- [WHAT TO DO]: Output the records exactly as they appear, with no pictures included.

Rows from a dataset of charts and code
——————

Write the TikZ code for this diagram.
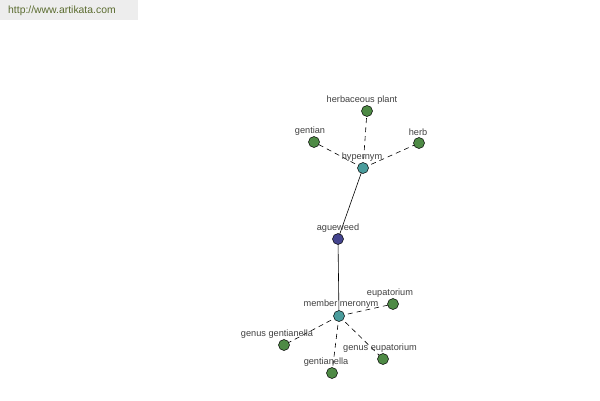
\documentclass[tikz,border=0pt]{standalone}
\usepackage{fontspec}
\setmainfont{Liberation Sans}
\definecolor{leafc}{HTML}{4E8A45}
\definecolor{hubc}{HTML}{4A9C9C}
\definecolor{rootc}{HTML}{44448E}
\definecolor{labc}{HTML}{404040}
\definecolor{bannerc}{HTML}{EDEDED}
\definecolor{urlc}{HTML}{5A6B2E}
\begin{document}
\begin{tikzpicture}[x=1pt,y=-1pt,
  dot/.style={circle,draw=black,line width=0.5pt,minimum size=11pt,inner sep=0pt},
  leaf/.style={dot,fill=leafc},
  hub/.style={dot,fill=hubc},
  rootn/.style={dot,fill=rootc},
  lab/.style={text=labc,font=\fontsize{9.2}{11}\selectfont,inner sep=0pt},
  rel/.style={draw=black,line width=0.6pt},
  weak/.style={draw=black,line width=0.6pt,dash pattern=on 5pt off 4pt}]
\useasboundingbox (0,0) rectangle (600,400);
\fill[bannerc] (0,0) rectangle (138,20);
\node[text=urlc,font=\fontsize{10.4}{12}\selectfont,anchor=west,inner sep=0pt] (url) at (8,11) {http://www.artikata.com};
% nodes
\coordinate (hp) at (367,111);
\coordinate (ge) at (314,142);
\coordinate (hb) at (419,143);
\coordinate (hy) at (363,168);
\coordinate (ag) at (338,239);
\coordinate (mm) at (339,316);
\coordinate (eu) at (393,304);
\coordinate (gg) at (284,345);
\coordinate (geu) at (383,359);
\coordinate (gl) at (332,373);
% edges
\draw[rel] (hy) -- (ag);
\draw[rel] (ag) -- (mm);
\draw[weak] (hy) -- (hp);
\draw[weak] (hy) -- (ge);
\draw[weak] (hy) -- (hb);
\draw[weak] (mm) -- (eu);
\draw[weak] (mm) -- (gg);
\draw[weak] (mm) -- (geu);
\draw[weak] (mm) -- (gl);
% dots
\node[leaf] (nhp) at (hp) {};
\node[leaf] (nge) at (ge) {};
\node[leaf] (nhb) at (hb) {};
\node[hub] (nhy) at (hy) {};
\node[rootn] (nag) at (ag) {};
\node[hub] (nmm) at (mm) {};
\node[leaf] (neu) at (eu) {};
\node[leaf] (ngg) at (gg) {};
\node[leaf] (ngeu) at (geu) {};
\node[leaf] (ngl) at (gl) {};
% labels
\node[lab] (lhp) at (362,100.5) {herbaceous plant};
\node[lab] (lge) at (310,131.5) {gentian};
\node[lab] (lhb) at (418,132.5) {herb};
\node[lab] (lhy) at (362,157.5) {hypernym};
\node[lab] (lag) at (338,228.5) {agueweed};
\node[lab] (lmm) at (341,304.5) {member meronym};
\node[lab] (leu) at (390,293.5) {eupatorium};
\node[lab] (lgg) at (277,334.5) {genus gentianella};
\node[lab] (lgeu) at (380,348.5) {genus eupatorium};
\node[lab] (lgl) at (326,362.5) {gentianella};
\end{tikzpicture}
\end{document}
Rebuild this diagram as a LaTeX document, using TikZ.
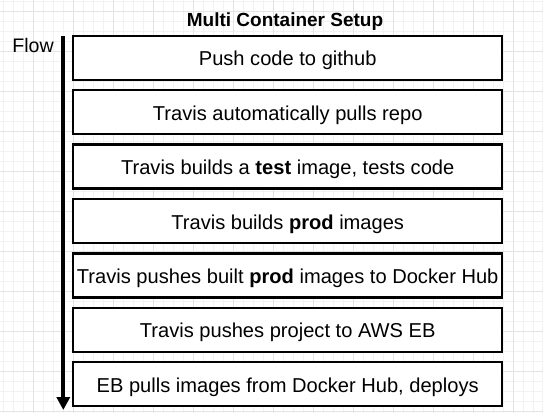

——————

- [ANSWER]:
Write the TikZ code for this diagram.
\documentclass[tikz,border=0pt]{standalone}
\usepackage{fontspec}
\setmainfont{Liberation Sans}
\definecolor{leafc}{HTML}{4E8A45}
\definecolor{hubc}{HTML}{4A9C9C}
\definecolor{rootc}{HTML}{44448E}
\definecolor{labc}{HTML}{404040}
\definecolor{bannerc}{HTML}{EDEDED}
\definecolor{urlc}{HTML}{5A6B2E}
\begin{document}
\begin{tikzpicture}[x=1pt,y=-1pt,
  dot/.style={circle,draw=black,line width=0.5pt,minimum size=11pt,inner sep=0pt},
  leaf/.style={dot,fill=leafc},
  hub/.style={dot,fill=hubc},
  rootn/.style={dot,fill=rootc},
  lab/.style={text=labc,font=\fontsize{9.2}{11}\selectfont,inner sep=0pt},
  rel/.style={draw=black,line width=0.6pt},
  weak/.style={draw=black,line width=0.6pt,dash pattern=on 5pt off 4pt}]
\useasboundingbox (0,0) rectangle (600,400);
\fill[bannerc] (0,0) rectangle (138,20);
\node[text=urlc,font=\fontsize{10.4}{12}\selectfont,anchor=west,inner sep=0pt] (url) at (8,11) {http://www.artikata.com};
% nodes
\coordinate (hp) at (367,111);
\coordinate (ge) at (314,142);
\coordinate (hb) at (419,143);
\coordinate (hy) at (363,168);
\coordinate (ag) at (338,239);
\coordinate (mm) at (339,316);
\coordinate (eu) at (393,304);
\coordinate (gg) at (284,345);
\coordinate (geu) at (383,359);
\coordinate (gl) at (332,373);
% edges
\draw[rel] (hy) -- (ag);
\draw[rel] (ag) -- (mm);
\draw[weak] (hy) -- (hp);
\draw[weak] (hy) -- (ge);
\draw[weak] (hy) -- (hb);
\draw[weak] (mm) -- (eu);
\draw[weak] (mm) -- (gg);
\draw[weak] (mm) -- (geu);
\draw[weak] (mm) -- (gl);
% dots
\node[leaf] (nhp) at (hp) {};
\node[leaf] (nge) at (ge) {};
\node[leaf] (nhb) at (hb) {};
\node[hub] (nhy) at (hy) {};
\node[rootn] (nag) at (ag) {};
\node[hub] (nmm) at (mm) {};
\node[leaf] (neu) at (eu) {};
\node[leaf] (ngg) at (gg) {};
\node[leaf] (ngeu) at (geu) {};
\node[leaf] (ngl) at (gl) {};
% labels
\node[lab] (lhp) at (362,100.5) {herbaceous plant};
\node[lab] (lge) at (310,131.5) {gentian};
\node[lab] (lhb) at (418,132.5) {herb};
\node[lab] (lhy) at (362,157.5) {hypernym};
\node[lab] (lag) at (338,228.5) {agueweed};
\node[lab] (lmm) at (341,304.5) {member meronym};
\node[lab] (leu) at (390,293.5) {eupatorium};
\node[lab] (lgg) at (277,334.5) {genus gentianella};
\node[lab] (lgeu) at (380,348.5) {genus eupatorium};
\node[lab] (lgl) at (326,362.5) {gentianella};
\end{tikzpicture}
\end{document}
Rebuild this diagram as a LaTeX document, using TikZ.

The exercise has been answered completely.